総選挙の終盤情勢はどうやら自民党の「不戦勝」の様相を見せてきた。
解散直後には民主党と維新の党を中心とする第三極政党が統一戦線づくりに動き、自民党側を「40~50議席減らすかもしれない」(選対幹部)と慌てさせた。安倍晋三首相自身も解散直後は「目標は自公で過半数」と弱気になっていた。
しかし、各党が私利私欲に走って野党連合のはずが「野合」になり、有権者のアベノミクス批判の受け皿はできなかった。295の小選挙区のうち、民主党は178人、維新は77人の候補しか擁立できず、多くの選挙区では自民党前職が余裕しゃくしゃくの戦いぶりだ。

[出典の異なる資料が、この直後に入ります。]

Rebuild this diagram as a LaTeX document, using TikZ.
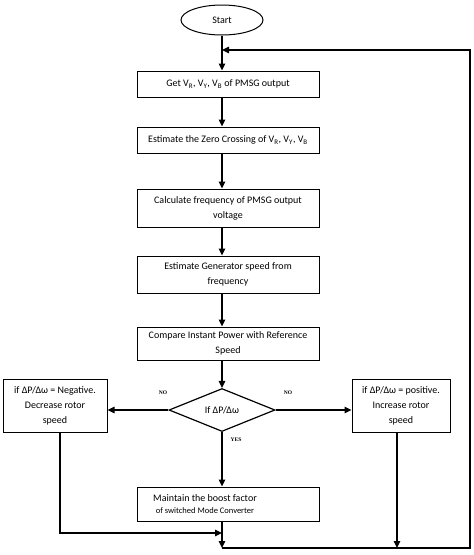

世論調査を見ても安倍政権と自民党への支持は間違いなく下がっているにもかかわらず、反自民の有権者が投票に向かうモチベーションは失われ、投票率は前回総選挙(約59%)を大きく下回って史上最低を更新すると見られている。票が取れなくても自民党が圧勝するという反民主主義的な結果が予想される。
それこそが、安倍自民党の最初からの狙いなのだ。官邸はメディアに圧力をかけて政権批判を封じて選挙をつまらなくし、メディアはその片棒を担いだ。